Consider the four models of TASK 1. and, taking in account the accuracy obtained on CIFAR10, generate a graph accuracy vs number of parameters such as this one
Pytorch has a page explaining how to save and load models. But here are a few additional details.
You explored various architecture hyperparameters and saved your trained models. In order to load a model, you need to define the model in the same way that it was defined when training it.
Let's assume your model definition during training had a single hyperparameter that you explored with various values.
model = MySuperModel(hyperparam = hparam_currentvalue)

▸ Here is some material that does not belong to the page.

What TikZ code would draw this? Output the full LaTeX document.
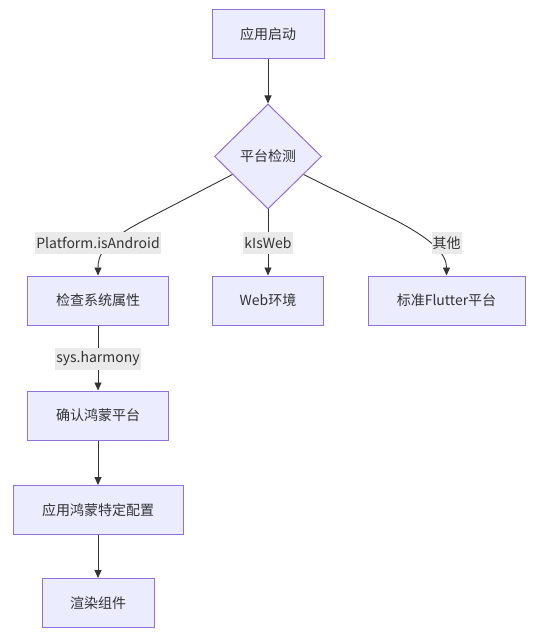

The following code enables you to save the currently trained model (his parameters, it is called a state dictionary in pytorch) as well as the current value hparam_currentvalue
of the hyperparameter.
state = {
'net': model.state_dict(),
'hyperparam': hparam_currentvalue
}
torch.save(state, 'mybestmodel.pth')
In order to reload this model, first we need to define it. This means we need to fetch the value of the hyperparameter before defining the model and loading the trained parameters.
# We load the dictionary
loaded_cpt = torch.load('mybestmodel.pth')
# Fetch the hyperparam value
hparam_bestvalue = loaded_cpt['hyperparam']
# Define the model
model = MySuperModel(hyperparam = hparam_bestvalue)
# Finally we can load the state_dict in order to load the trained parameters
model.load_state_dict(loaded_cpt['net'])
# If you use this model for inference (= no further training), you need to set it into eval mode
model.eval()
For session 3, prepare a presentation (7 minutes + 3 minutes questions) with the following content :
- Description of the paper that has been attributed to you
- Hyperparameter exploration strategy
- Results on CIFAR10, focusing on illustrating the compromises between model size and performance
N.B. It is very important that you use the models in the kuangliu repository, as they have been dimensioned for the CIFAR-10 dataset. Respective models taken from other sources may be have been optimized for other datasets and therefore not adapted (over or underparametrized) to CIFAR-10.